Automated Text Illustration Problem.
Date of Submission
December 2016
Date of Award
Winter 12-12-2017
Institute Name (Publisher)
Indian Statistical Institute
Document Type
Master's Dissertation
Degree Name
Master of Technology
Subject Name
Computer Science
Department
Computer Vision and Pattern Recognition Unit (CVPR-Kolkata)
Supervisor
Mitra, Mandar (CVPR-Kolkata; ISI)
Abstract (Summary of the Work)
Image and text are the two different ways of communication. The readability and comprehensibility of a large volume of text can be increased vastly using a sequence of images. It is a very important research question that how efficiently a query should be formulated from a segment of text to retrieve relevant images from a data set to illustrate the text. In this project, we proposed a number of system to counter this problem which can illustrate a text by most appropriate images. To construct a system like this, we used ImageCLEF 2010 and Wikipedia 2016 data set. In the first phase of this work a set of children stories has been illustrated by the images of ImageCLEF 2010 data set. In the second phase of this work, Wikipedia 2016 data dump was used to investigate how our query formulation method works in a vast amount of data set like Wikipedia. An image data set was made from this data dump and the textual information of Wikipedia page has been used as query. Some of the research challenges in this project was to develop an automated text illustrating system including techniques to automatically extract out the concepts to be illustrated from a full text page, explore how to use these extracted concepts for query representation in order to retrieve a ranked list of images per query and finally investigating how merge the ranked lists obtained from each individual concept to present a single ranked list of candidate relevant images per text page. In this work for query formulation segmentation of text, relevance feedback method, POS tag based technique has been used. It has been found from the subsequent experiments that in the ImageCLEF 2010 data set, the query formulation and expansion technique based on relevance feedback method performs better than all other approaches. On other side in Wikipedia 2016 data set, POS tag based method outperforms all other query formulation technique mainly because in this approach only noun phrases are used to formulate query. So instead of a verbose query, this method gives a concise and crisp query yet appropriate to describe the core content of a large text.
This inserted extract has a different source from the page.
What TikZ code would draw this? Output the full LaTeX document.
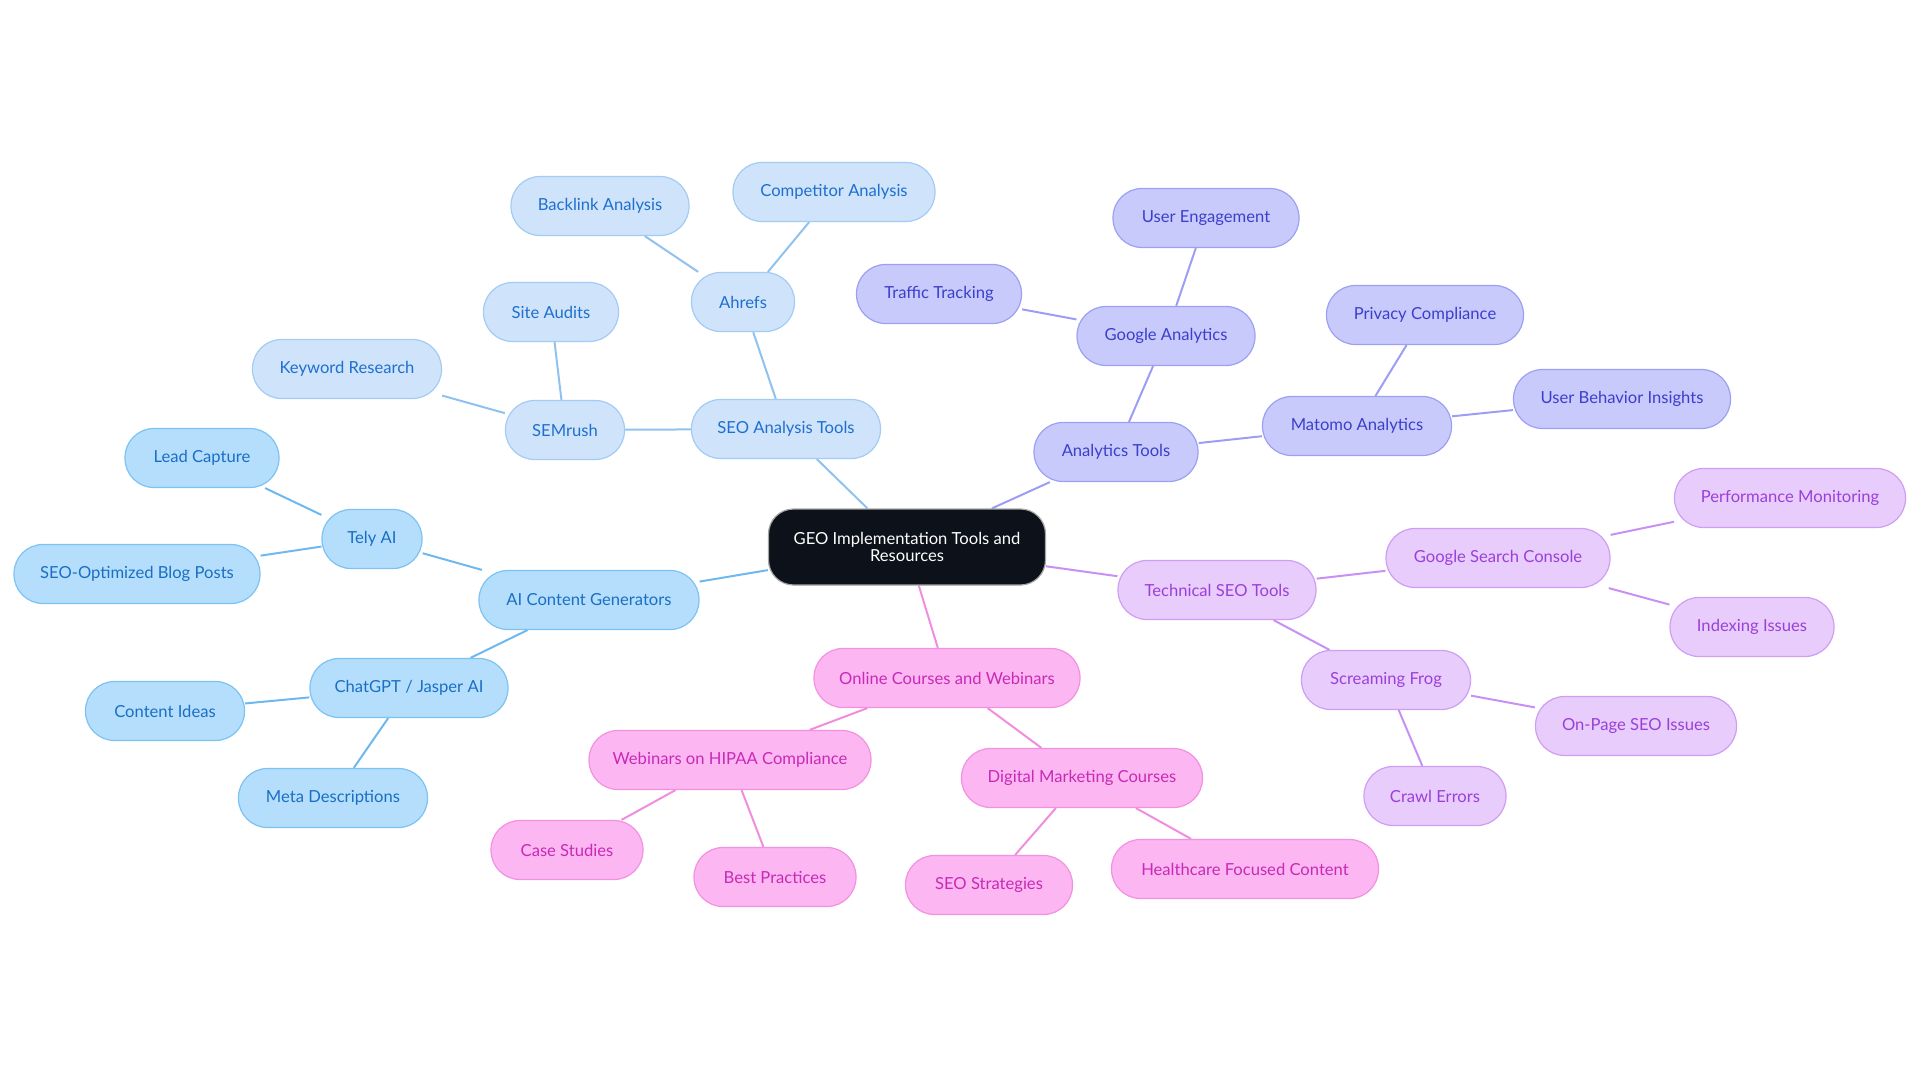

In this method also the detailed performance analyses of various system has been reported with different standard metrics of information retrieval field.
Control Number
ISI-DISS-2016-309
Creative Commons License
This work is licensed under a Creative Commons Attribution 4.0 International License.
DOI
http://dspace.isical.ac.in:8080/jspui/handle/10263/6466
Recommended Citation
Chakraborty, Swarnendu, "Automated Text Illustration Problem." (2017). Master’s Dissertations. 150.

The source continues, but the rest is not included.